I learnt Bog Pimpernel’s scientific name as Anagallis tenella, but since then it has been moved to the genus Lysimachia. Bog Pimpernel now belongs with loosestrifes (such as Yellow Loosestrife, L. vulgaris, which I wrote about in August 2020) and several other pimpernels, including Yellow Pimpernel (L. nemorum) and the elusive, sought after Scarlet Pimpernel (L. arvensis, note 1). The genus Lysimachia is part of the Primrose family, the Primulaceae.
Lysimachia tenella is a native British plant and grows in several places in Norfolk, such as Holt Lowes and Buxton Heath. When I visited Buxton Heath earlier this month there was a lot of Bog Pimpernel in flower in the valley mire and smaller patches in damp areas at the top of the Heath. Thirty years ago there was just one area where the plant grew, a square in the valley mire where the top of the turf had been removed, creating a tiny damp depression (note 2).
The recent success of Lysimachia tenella at Buxton Heath is very encouraging but is sadly not typical of the plant’s fortunes. Bog Pimpernel is commoner in the west of the British Isles, including Ireland. In general the south and east of England are not the best places to look for Bog Pimpernel and in recent hot and dry summers Bog Pimpernel’s shallow root system and need for moisture have caused the plant a lot of stress. Historically, the plant has been lost from many places through drainage of wetlands, an excess of nutrients and agricultural “improvement”.
Outside the British Isles Lysimachia tenella is a native of Europe from Greece to Ireland and the Faeroe Islands and North Africa (Algeria, Morocco, and Tunisia). It has been introduced into southern Brazil. In Germany the plant has suffered declines of 99.8% since 1960 (note 3).
I have only seen Bog Pimpernel growing in the wild but the Royal Horticultural Society website lists it as a plant that can be grown in a sunny spot with moist but well drained soil in a garden. If you have the right conditions in your garden it is certainly hardy (H4, down to between -5 and -10 Celsius) and there is even a garden cultivar called ‘Studland’. The Pond Informer website suggests growing Bog Pimpernel around the shallow edges of a pond. The First Nature website says the plants are wonderful additions to any bog garden or to the waterlogged margin of a small pond. There are several stockists in the British Isles if you’d like to grow it – please don’t dig it up from the wild.
Bog Pimpernel isn’t considered to be edible and isn’t listed on the Plants For A Future website. It is just something to admire, and surely that is enough (note 4).

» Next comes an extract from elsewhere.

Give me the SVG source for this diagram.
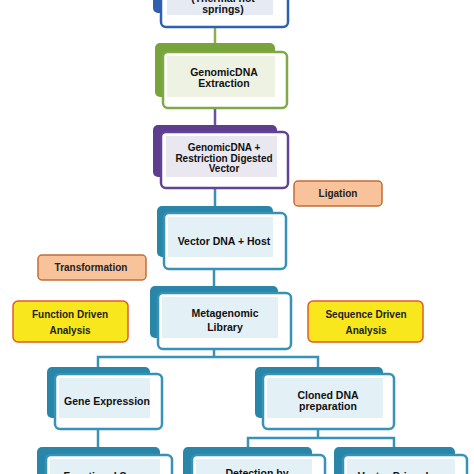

The First Nature website still uses the older name, Anagallis tenella, and tells us that tenella means “delicate or tender” and Anagallis comes from Greek and means “to delight again”. How very appropriate for this lovely flower.
Notes
Note 1 – As in the novel “The Scarlet Pimpernel” by Baroness Orczy, written in 1905:
“They seek him here, they seek him there
Those Frenchies seek him everywhere
Is he in heaven or is he in hell?
That demned elusive Pimpernel”.
Note 2 – For just over a year (June 1993 until July 1994) Vanna and I spent most of our Saturdays on Buxton Heath, volunteering with the Buxton Heath Wildlife Group. In those days the group was run by Colin Penny, who no longer runs the group but whose quirky but sadly incomplete website still exists. The Norfolk Biodiversity Partnership website gives more up to date details for the group.
Back in the 1990s the management of Buxton Heath required lots of hard but enjoyable human toil.
Today a lot of the work is done by horses and cattle. This has led to many benefits to biodiversity, not just for Bog Pimpernel. See my May 2019 blog post about Nail Fungus for another example.
Note 3 – Eichenberg et. al. (2020), “Widespread decline in Central European plant diversity across six decades“. Global Change Biology, Vol. 27, pages 1097-1110. The article is open access. (I wish more were.)
Note 4 – There are lots of lovely photos of Lysimachia tenella on the internet, including on the Wildflower Finder, British Wildflowers, UK Southwest, Wildflowers of Ireland and First Nature websites.